| Short exercise |
Which lines contain the string "this"? Please list every one of them.

| Input material |
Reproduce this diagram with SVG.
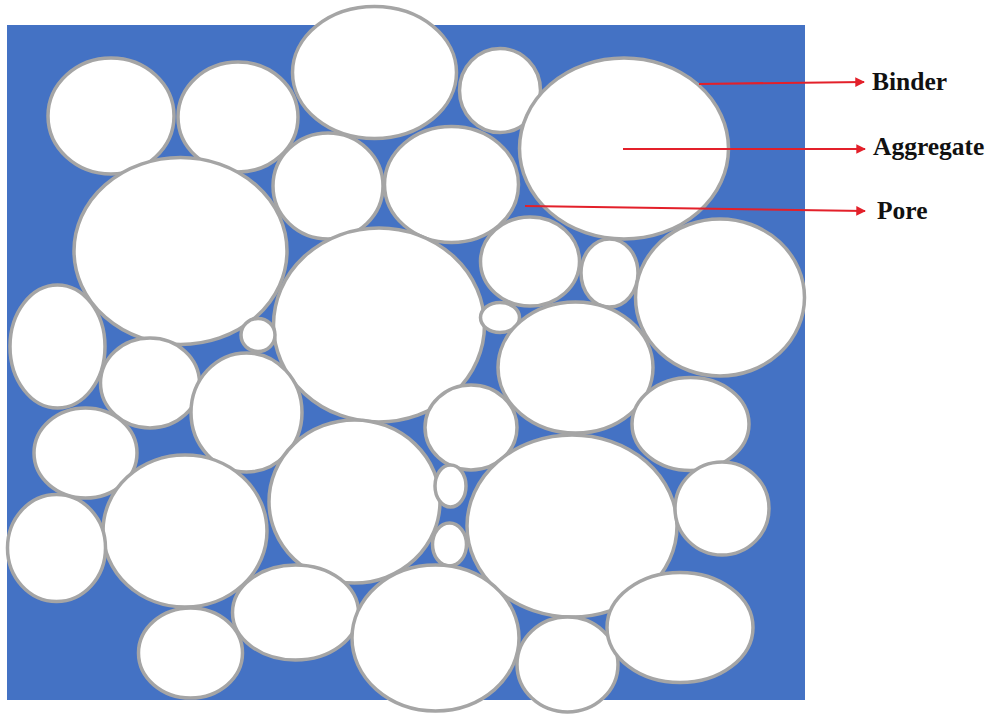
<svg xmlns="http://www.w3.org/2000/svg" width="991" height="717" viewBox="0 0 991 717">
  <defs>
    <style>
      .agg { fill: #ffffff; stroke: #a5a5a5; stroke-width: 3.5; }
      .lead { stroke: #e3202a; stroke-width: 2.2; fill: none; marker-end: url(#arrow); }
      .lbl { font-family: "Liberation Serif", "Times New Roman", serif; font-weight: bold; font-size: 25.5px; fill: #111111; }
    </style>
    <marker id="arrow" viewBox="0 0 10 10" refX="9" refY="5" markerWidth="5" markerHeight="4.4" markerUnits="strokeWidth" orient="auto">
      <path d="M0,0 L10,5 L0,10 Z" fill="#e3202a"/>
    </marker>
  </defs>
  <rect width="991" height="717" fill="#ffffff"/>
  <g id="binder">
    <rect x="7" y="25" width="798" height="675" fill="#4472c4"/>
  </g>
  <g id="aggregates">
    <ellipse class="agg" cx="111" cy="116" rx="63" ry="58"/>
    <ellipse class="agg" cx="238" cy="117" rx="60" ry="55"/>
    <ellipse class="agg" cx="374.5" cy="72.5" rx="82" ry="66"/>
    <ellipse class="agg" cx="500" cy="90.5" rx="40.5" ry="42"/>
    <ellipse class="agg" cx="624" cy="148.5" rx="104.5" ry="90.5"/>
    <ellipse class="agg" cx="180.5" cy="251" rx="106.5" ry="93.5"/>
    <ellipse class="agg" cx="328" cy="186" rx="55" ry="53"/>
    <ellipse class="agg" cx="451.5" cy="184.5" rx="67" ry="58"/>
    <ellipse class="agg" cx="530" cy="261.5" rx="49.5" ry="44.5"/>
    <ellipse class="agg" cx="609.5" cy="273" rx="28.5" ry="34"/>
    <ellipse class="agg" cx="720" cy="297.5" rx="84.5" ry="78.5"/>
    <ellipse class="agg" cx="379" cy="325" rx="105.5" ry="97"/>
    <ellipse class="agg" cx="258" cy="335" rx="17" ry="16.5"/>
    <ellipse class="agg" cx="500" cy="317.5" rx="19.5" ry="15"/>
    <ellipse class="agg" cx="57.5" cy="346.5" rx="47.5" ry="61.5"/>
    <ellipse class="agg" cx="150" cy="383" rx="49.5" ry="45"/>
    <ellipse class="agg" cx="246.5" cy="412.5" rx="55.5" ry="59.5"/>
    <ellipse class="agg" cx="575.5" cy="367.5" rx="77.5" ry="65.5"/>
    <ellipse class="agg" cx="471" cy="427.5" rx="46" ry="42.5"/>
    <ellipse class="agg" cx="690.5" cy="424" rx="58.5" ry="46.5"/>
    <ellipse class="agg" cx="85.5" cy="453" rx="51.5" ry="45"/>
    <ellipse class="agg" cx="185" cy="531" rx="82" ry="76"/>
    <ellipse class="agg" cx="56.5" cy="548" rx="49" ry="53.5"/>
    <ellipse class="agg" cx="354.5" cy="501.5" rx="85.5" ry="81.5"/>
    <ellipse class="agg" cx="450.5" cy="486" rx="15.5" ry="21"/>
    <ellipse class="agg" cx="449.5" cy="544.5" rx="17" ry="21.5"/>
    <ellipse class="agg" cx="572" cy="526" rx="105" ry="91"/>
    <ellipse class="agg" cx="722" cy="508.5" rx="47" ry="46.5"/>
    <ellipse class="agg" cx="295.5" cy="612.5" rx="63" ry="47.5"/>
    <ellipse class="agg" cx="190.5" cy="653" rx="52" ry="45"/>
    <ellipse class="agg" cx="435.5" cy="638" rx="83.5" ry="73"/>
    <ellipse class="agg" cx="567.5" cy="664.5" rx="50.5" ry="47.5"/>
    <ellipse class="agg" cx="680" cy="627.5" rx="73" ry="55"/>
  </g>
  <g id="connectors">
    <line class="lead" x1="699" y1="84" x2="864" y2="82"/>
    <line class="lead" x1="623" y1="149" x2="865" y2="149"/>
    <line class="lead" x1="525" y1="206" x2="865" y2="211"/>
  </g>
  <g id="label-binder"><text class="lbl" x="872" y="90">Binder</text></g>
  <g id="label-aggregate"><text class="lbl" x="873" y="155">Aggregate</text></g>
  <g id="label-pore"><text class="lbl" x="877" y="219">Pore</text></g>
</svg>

==

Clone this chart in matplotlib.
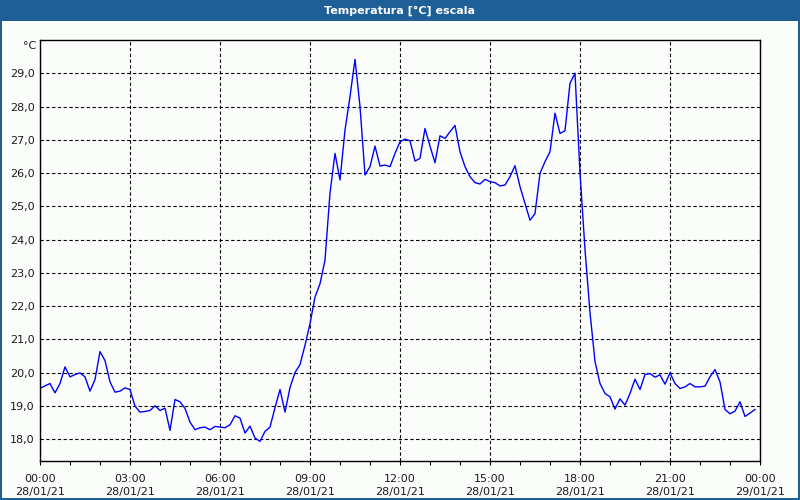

| Completed exercise |
Reproduce this diagram with SVG.
Clone this chart in matplotlib.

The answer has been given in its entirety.